Answer

**step1** Understanding the Problem

The problem asks us to factorize the algebraic expression $$x^2 - 2x - 24$$. This means we need to rewrite the expression as a product of two simpler expressions, typically two binomials of the form $$(x+a)(x+b)$$.

**step2** Identifying the Pattern

The given expression is a quadratic trinomial of the form $$ax^2 + bx + c$$. In this specific case, $$a=1$$, $$b=-2$$, and $$c=-24$$. When $$a=1$$, we look for two numbers that multiply to $$c$$ and add up to $$b$$.

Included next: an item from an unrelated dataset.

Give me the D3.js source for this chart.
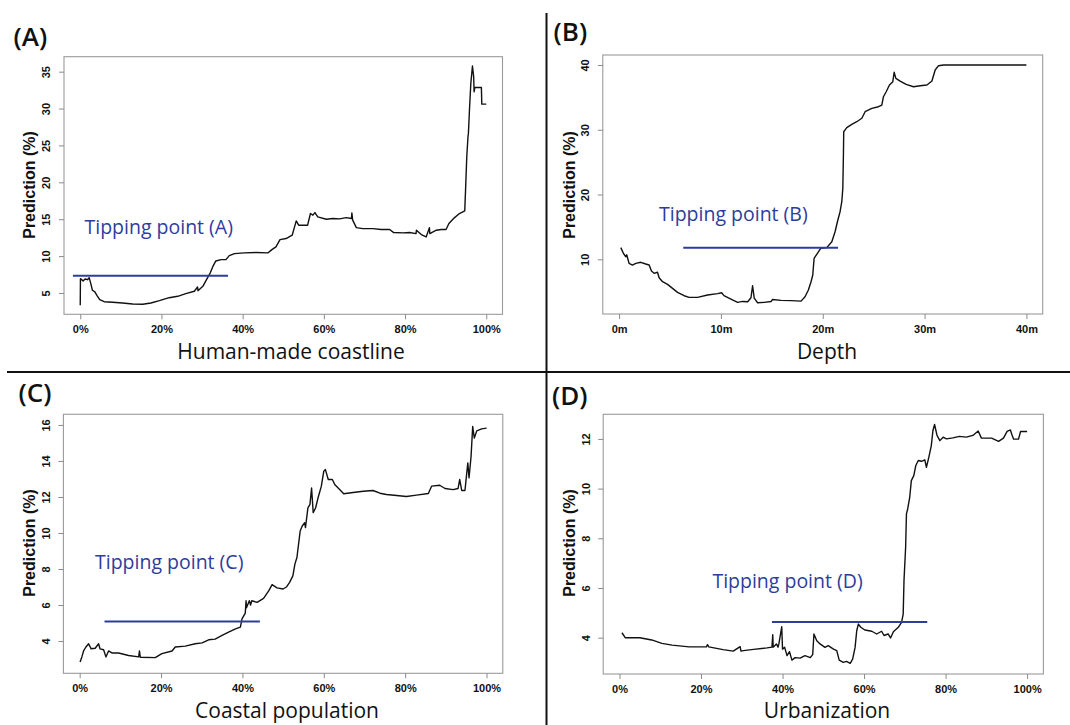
<!DOCTYPE html>
<html>
<head>
<meta charset="utf-8">
<script src="https://cdn.jsdelivr.net/npm/d3@7"></script>
<style>
  html, body { margin: 0; padding: 0; background: #fff; }
  svg { display: block; }
</style>
</head>
<body>
<svg id="chart" width="1070" height="725"></svg>
<script>
// ---------------- DATA ----------------
// (A) Human-made coastline (%)
const xA = [0, 0.05, 0.4, 0.7, 1.2, 1.8, 2.2, 2.6, 3.0, 3.6, 4.1, 4.8, 5.9, 8.0, 10.4, 12.9, 15.4, 17.4, 19.5, 21.9, 24.0, 26.0, 28.1, 28.9, 29.0, 30.2, 31.1, 32.0, 32.8, 33.4, 34.7, 35.9, 36.7, 38.0, 40.4, 43.3, 46.2, 47.2, 48.2, 49.2, 50.7, 52.2, 53.2, 53.8, 56.0, 56.7, 57.3, 57.8, 58.5, 60.6, 62.2, 63.9, 65.5, 66.8, 66.9, 67.1, 68.0, 69.6, 72.1, 74.1, 76.2, 77.2, 79.5, 81.1, 82.7, 82.8, 84.0, 85.2, 86.0, 86.1, 87.7, 88.9, 90.1, 90.8, 92.2, 93.4, 94.7, 94.9, 95.2, 95.5, 95.6, 95.9, 96.2, 96.6, 96.9, 97.0, 97.2, 98.8, 98.9, 100];
const yA = [3.33, 6.94, 6.8, 6.63, 6.9, 6.8, 7.08, 6.27, 5.37, 5.14, 4.68, 4.09, 3.82, 3.74, 3.64, 3.5, 3.47, 3.64, 3.96, 4.36, 4.55, 4.91, 5.23, 5.81, 5.3, 5.9, 6.8, 7.7, 8.75, 9.34, 9.52, 9.52, 10.07, 10.34, 10.43, 10.48, 10.43, 10.88, 11.24, 12.24, 12.38, 12.83, 14.77, 14.19, 14.19, 15.77, 15.55, 15.9, 15.32, 15.0, 15.1, 15.05, 15.22, 15.1, 15.86, 14.87, 13.86, 13.73, 13.73, 13.6, 13.6, 13.19, 13.15, 13.19, 13.05, 13.5, 12.92, 12.6, 13.86, 13.05, 13.51, 13.6, 13.6, 14.41, 15.22, 15.77, 16.13, 18.94, 23.46, 26.18, 26.6, 30.25, 33.41, 35.77, 34.3, 32.27, 32.86, 32.86, 30.6, 30.6];

// (B) Depth (m)
const xB = [0.17, 0.43, 0.66, 0.75, 0.98, 1.31, 1.64, 2.13, 2.62, 2.95, 3.18, 3.44, 3.77, 3.93, 4.27, 4.76, 5.25, 5.74, 6.39, 6.88, 7.7, 8.69, 9.68, 10.07, 10.3, 10.98, 11.64, 12.13, 12.63, 12.95, 13.11, 13.27, 13.6, 14.26, 14.92, 15.08, 15.9, 16.9, 17.87, 18.26, 18.59, 18.85, 19.02, 19.15, 19.41, 19.8, 20.39, 20.89, 21.21, 21.44, 21.7, 21.87, 21.97, 22.03, 22.06, 22.36, 22.85, 23.34, 23.84, 24.16, 24.82, 25.47, 25.8, 25.96, 26.23, 26.55, 26.88, 27.01, 27.18, 27.6, 28.19, 28.91, 29.57, 30.23, 30.72, 31.04, 31.37, 31.86, 40];
const yB = [11.8, 10.9, 10.4, 10.7, 9.38, 9.12, 9.38, 9.54, 9.28, 9.12, 8.19, 7.84, 8.0, 7.16, 6.54, 6.14, 5.52, 4.9, 4.38, 4.13, 4.13, 4.49, 4.7, 4.84, 4.4, 3.87, 3.36, 3.5, 3.45, 4.07, 5.92, 4.0, 3.3, 3.36, 3.5, 3.8, 3.67, 3.62, 3.55, 4.23, 5.26, 6.54, 7.58, 10.15, 10.77, 11.7, 11.8, 12.72, 14.26, 15.8, 17.35, 18.89, 20.96, 26.1, 29.7, 30.32, 30.84, 31.24, 31.77, 32.79, 33.31, 33.56, 33.82, 35.1, 35.87, 36.9, 37.42, 38.87, 37.94, 37.52, 37.0, 36.64, 36.8, 36.9, 37.52, 39.22, 39.89, 40.0, 40.0];

// (C) Coastal population (%)
const xC = [0.1, 0.54, 0.96, 1.53, 2.19, 2.83, 3.81, 4.65, 5.0, 5.88, 6.45, 7.1, 7.92, 9.57, 12.03, 14.5, 14.7, 14.9, 18.57, 20.2, 22.7, 23.5, 25.96, 28.4, 30.1, 31.7, 33.3, 35.0, 36.6, 38.3, 39.5, 39.9, 40.7, 40.9, 41.0, 41.7, 42.0, 42.3, 43.6, 45.2, 46.5, 47.3, 48.5, 50.0, 50.8, 51.6, 52.4, 52.9, 53.4, 53.9, 54.2, 54.7, 55.3, 55.5, 56.1, 56.6, 57.0, 57.4, 58.0, 58.6, 59.4, 60.0, 60.4, 61.1, 62.1, 62.7, 63.9, 64.9, 67.2, 69.7, 72.1, 73.8, 75.4, 77.9, 80.3, 82.8, 85.7, 86.5, 88.5, 89.8, 91.8, 93.0, 93.4, 93.9, 94.7, 95.1, 95.4, 95.7, 96.2, 96.6, 97.0, 97.6, 98.8, 100];
const yC = [2.84, 3.12, 3.45, 3.67, 3.85, 3.57, 3.6, 3.85, 3.57, 3.52, 3.12, 3.45, 3.34, 3.34, 3.2, 3.12, 3.45, 3.1, 3.08, 3.3, 3.45, 3.67, 3.72, 3.85, 3.9, 4.07, 4.11, 4.31, 4.5, 4.68, 4.77, 5.23, 5.55, 6.24, 5.85, 6.24, 6.0, 6.24, 6.15, 6.37, 6.8, 7.13, 6.95, 6.89, 7.0, 7.26, 7.62, 8.27, 8.64, 9.56, 10.11, 10.39, 10.57, 10.3, 11.4, 11.59, 12.5, 11.13, 11.4, 11.96, 12.6, 13.43, 13.52, 12.97, 12.97, 12.69, 12.41, 12.18, 12.25, 12.32, 12.36, 12.21, 12.14, 12.08, 12.03, 12.1, 12.19, 12.6, 12.65, 12.47, 12.41, 12.47, 12.97, 12.36, 12.36, 13.24, 13.89, 13.06, 14.25, 15.91, 15.27, 15.67, 15.78, 15.82];

// (D) Urbanization (%)
const xD = [0.6, 1.4, 5.0, 7.9, 10.4, 12.9, 17.1, 21.3, 21.6, 21.9, 25.4, 27.9, 29.6, 29.8, 30.4, 32.9, 36.2, 37.4, 37.6, 37.7, 38.5, 38.9, 39.1, 39.8, 40.0, 40.5, 41.1, 41.7, 42.3, 43.1, 44.3, 45.5, 46.8, 47.4, 47.7, 48.4, 49.2, 50.4, 51.2, 52.5, 53.3, 53.9, 54.9, 55.7, 56.6, 57.2, 57.8, 58.2, 58.6, 59.2, 60.2, 61.9, 63.1, 64.3, 64.9, 65.9, 66.5, 67.2, 68.4, 69.2, 69.6, 69.8, 70.2, 70.4, 70.7, 71.2, 71.6, 72.2, 72.7, 73.3, 74.1, 74.9, 75.3, 75.9, 76.5, 76.9, 77.3, 77.9, 78.6, 79.4, 80.2, 81.8, 83.4, 85.1, 86.7, 88.0, 88.8, 91.3, 93.0, 94.2, 95.1, 95.9, 96.3, 96.7, 97.9, 98.4, 100];
const yD = [4.2, 4.0, 4.0, 3.91, 3.77, 3.70, 3.63, 3.63, 3.72, 3.63, 3.52, 3.46, 3.64, 3.46, 3.48, 3.53, 3.59, 3.62, 4.12, 3.62, 3.75, 3.62, 3.75, 4.44, 3.54, 3.62, 3.28, 3.44, 3.10, 3.2, 3.18, 3.28, 3.2, 3.32, 4.15, 3.88, 3.75, 3.61, 3.68, 3.54, 3.48, 3.10, 3.01, 3.05, 2.97, 3.14, 3.61, 4.28, 4.55, 4.42, 4.31, 4.26, 4.15, 4.26, 4.09, 4.15, 3.99, 4.24, 4.42, 4.62, 4.95, 6.3, 7.64, 8.98, 9.18, 9.65, 10.32, 10.52, 10.93, 11.13, 11.1, 11.16, 10.86, 11.27, 11.73, 12.34, 12.58, 12.14, 11.93, 12.07, 12.0, 12.04, 12.1, 12.07, 12.14, 12.32, 12.03, 12.03, 11.9, 12.03, 12.3, 12.36, 12.16, 11.99, 11.99, 12.3, 12.3];

// Ticks and labels
const pctTicks = [0, 20, 40, 60, 80, 100];
const pctLabels = ["0%", "20%", "40%", "60%", "80%", "100%"];
const depthTicks = [0, 10, 20, 30, 40];
const depthLabels = ["0m", "10m", "20m", "30m", "40m"];
const yTicksA = [5, 10, 15, 20, 25, 30, 35];
const yTicksB = [10, 20, 30, 40];
const yTicksC = [4, 6, 8, 10, 12, 14, 16];
const yTicksD = [4, 6, 8, 10, 12];

const panelTags = ["(A)", "(B)", "(C)", "(D)"];
const axisTitles = ["Human-made coastline", "Depth", "Coastal population", "Urbanization"];
const yTitle = "Prediction (%)";
const tippingLabels = ["Tipping point (A)", "Tipping point (B)", "Tipping point (C)", "Tipping point (D)"];
// tipping lines: level (y) and start / end on the x axis
const tippingLevel = [7.33, 11.78, 5.08, 4.63];
const tippingFrom = [-1.8, 6.3, 6.1, 37.4];
const tippingTo = [36.4, 21.5, 44.3, 75.5];

// ---------------- LAYOUT ----------------
const panels = [
  { xs: xA, ys: yA, xTicks: pctTicks, xLabels: pctLabels, yTicks: yTicksA,
    box: { l: 64, r: 502.5, t: 56.7, b: 314.3 }, xDom: [-4, 104], yDom: [2.11, 37.03],
    tag: { x: 13.5, y: 45.7 }, title: { x: 291, y: 358.5 }, yt: { x: 29.3, y: 185 }, tip: { x: 84.5, y: 234 } },
  { xs: xB, ys: yB, xTicks: depthTicks, xLabels: depthLabels, yTicks: yTicksB,
    box: { l: 602.8, r: 1042.7, t: 55, b: 314 }, xDom: [-1.6, 41.6], yDom: [1.56, 41.54],
    tag: { x: 553.5, y: 40.7 }, title: { x: 827, y: 359 }, yt: { x: 569, y: 185 }, tip: { x: 659, y: 220.5 } },
  { xs: xC, ys: yC, xTicks: pctTicks, xLabels: pctLabels, yTicks: yTicksC,
    box: { l: 63.4, r: 502.8, t: 414.3, b: 673.3 }, xDom: [-4, 104], yDom: [2.21, 16.59],
    tag: { x: 18.5, y: 401.7 }, title: { x: 287, y: 718 }, yt: { x: 29.3, y: 543 }, tip: { x: 95, y: 569 } },
  { xs: xD, ys: yD, xTicks: pctTicks, xLabels: pctLabels, yTicks: yTicksD,
    box: { l: 603.2, r: 1043.4, t: 414.3, b: 674 }, xDom: [-4, 104], yDom: [2.54, 12.99],
    tag: { x: 552, y: 405 }, title: { x: 827, y: 718 }, yt: { x: 569, y: 543 }, tip: { x: 712.4, y: 587.5 } }
];

const BLUE = "#2d3d9c";
const svg = d3.select("#chart");
svg.append("rect").attr("width", 1070).attr("height", 725).attr("fill", "#fff");

// separators
svg.append("line").attr("x1", 7).attr("x2", 1070).attr("y1", 372).attr("y2", 372)
  .attr("stroke", "#111").attr("stroke-width", 2);
svg.append("line").attr("x1", 546.5).attr("x2", 546.5).attr("y1", 13).attr("y2", 725)
  .attr("stroke", "#111").attr("stroke-width", 2);

panels.forEach((p, i) => {
  const g = svg.append("g");
  const x = d3.scaleLinear().domain(p.xDom).range([p.box.l, p.box.r]);
  const y = d3.scaleLinear().domain(p.yDom).range([p.box.b, p.box.t]);

  // plot box
  g.append("rect")
    .attr("x", p.box.l).attr("y", p.box.t)
    .attr("width", p.box.r - p.box.l).attr("height", p.box.b - p.box.t)
    .attr("fill", "none").attr("stroke", "#9a9a9a").attr("stroke-width", 1.1);

  // x axis
  const xAxis = d3.axisBottom(x).tickValues(p.xTicks)
    .tickFormat((d, k) => p.xLabels[k]).tickSize(5).tickSizeOuter(0);
  const gx = g.append("g").attr("transform", `translate(0,${p.box.b})`).call(xAxis);
  gx.select(".domain").remove();
  gx.selectAll(".tick line").attr("stroke", "#8a8a8a");
  gx.selectAll(".tick text")
    .attr("y", 19).attr("dy", 0)
    .attr("font-family", "'Liberation Sans', Arial, sans-serif")
    .attr("font-weight", "bold").attr("font-size", 11).attr("fill", "#111");

  // y axis
  const yAxis = d3.axisLeft(y).tickValues(p.yTicks).tickSize(5).tickSizeOuter(0);
  const gy = g.append("g").attr("transform", `translate(${p.box.l},0)`).call(yAxis);
  gy.select(".domain").remove();
  gy.selectAll(".tick line").attr("stroke", "#8a8a8a");
  gy.selectAll(".tick text")
    .attr("transform", "rotate(-90)")
    .attr("x", 0).attr("y", -17.5).attr("dy", "0.35em")
    .attr("text-anchor", "middle")
    .attr("font-family", "'Liberation Sans', Arial, sans-serif")
    .attr("font-weight", "bold").attr("font-size", 11).attr("fill", "#111");

  // y title
  g.append("text")
    .attr("transform", `translate(${p.yt.x},${p.yt.y}) rotate(-90)`)
    .attr("text-anchor", "middle").attr("dy", "0.35em")
    .attr("font-family", "'Liberation Sans', Arial, sans-serif")
    .attr("font-weight", "bold").attr("font-size", 16).attr("fill", "#111")
    .text(yTitle);

  // x title
  g.append("text")
    .attr("x", p.title.x).attr("y", p.title.y)
    .attr("text-anchor", "middle")
    .attr("font-family", "'Open Sans', 'Noto Sans', sans-serif")
    .attr("font-weight", 500)
    .attr("font-size", 21).attr("fill", "#111")
    .text(axisTitles[i]);

  // panel tag
  g.append("text")
    .attr("x", p.tag.x).attr("y", p.tag.y)
    .attr("font-family", "'Open Sans', 'Noto Sans', sans-serif")
    .attr("font-weight", 600).attr("font-size", 26).attr("fill", "#111")
    .text(panelTags[i]);

  // data line
  const pts = p.xs.map((v, k) => [v, p.ys[k]]);
  const line = d3.line().x(d => x(d[0])).y(d => y(d[1]));
  g.append("path").datum(pts)
    .attr("d", line)
    .attr("fill", "none").attr("stroke", "#111").attr("stroke-width", 1.4)
    .attr("stroke-linejoin", "round");

  // tipping line + label
  g.append("line")
    .attr("x1", x(tippingFrom[i])).attr("x2", x(tippingTo[i]))
    .attr("y1", y(tippingLevel[i])).attr("y2", y(tippingLevel[i]))
    .attr("stroke", BLUE).attr("stroke-width", 2);
  g.append("text")
    .attr("x", p.tip.x).attr("y", p.tip.y)
    .attr("font-family", "'Open Sans', 'Noto Sans', sans-serif")
    .attr("font-weight", 500)
    .attr("font-size", 19.5).attr("fill", BLUE)
    .text(tippingLabels[i]);
});
</script>
</body>
</html>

**step3** Finding the Two Numbers

We need to find two numbers, let's call them A and B, such that:
1. A multiplied by B equals $$c$$ (which is -24).
2. A added to B equals $$b$$ (which is -2).
Let's consider pairs of numbers that multiply to 24:
* 1 and 24
* 2 and 12
* 3 and 8
* 4 and 6
Since the product of the two numbers must be -24 (a negative number), one of the numbers must be positive and the other must be negative.
Since the sum of the two numbers must be -2 (a negative number), the negative number must have a larger absolute value than the positive number.
Let's test the pairs with the correct signs:
* If we choose 1 and -24: $$1 + (-24) = -23$$ (This is not -2)
* If we choose 2 and -12: $$2 + (-12) = -10$$ (This is not -2)
* If we choose 3 and -8: $$3 + (-8) = -5$$ (This is not -2)
* If we choose 4 and -6: $$4 + (-6) = -2$$ (This matches our requirement!)
So, the two numbers are 4 and -6.

**step4** Writing the Factored Form

Once we have found the two numbers (4 and -6), we can write the factored form of the quadratic expression. If the numbers are A and B, the factored form is $$(x+A)(x+B)$$.
Substituting our numbers:
$$(x+4)(x+(-6))$$
Which simplifies to:
$$(x+4)(x-6)$$
Therefore, the factorization of $$x^2 - 2x - 24$$ is $$(x+4)(x-6)$$.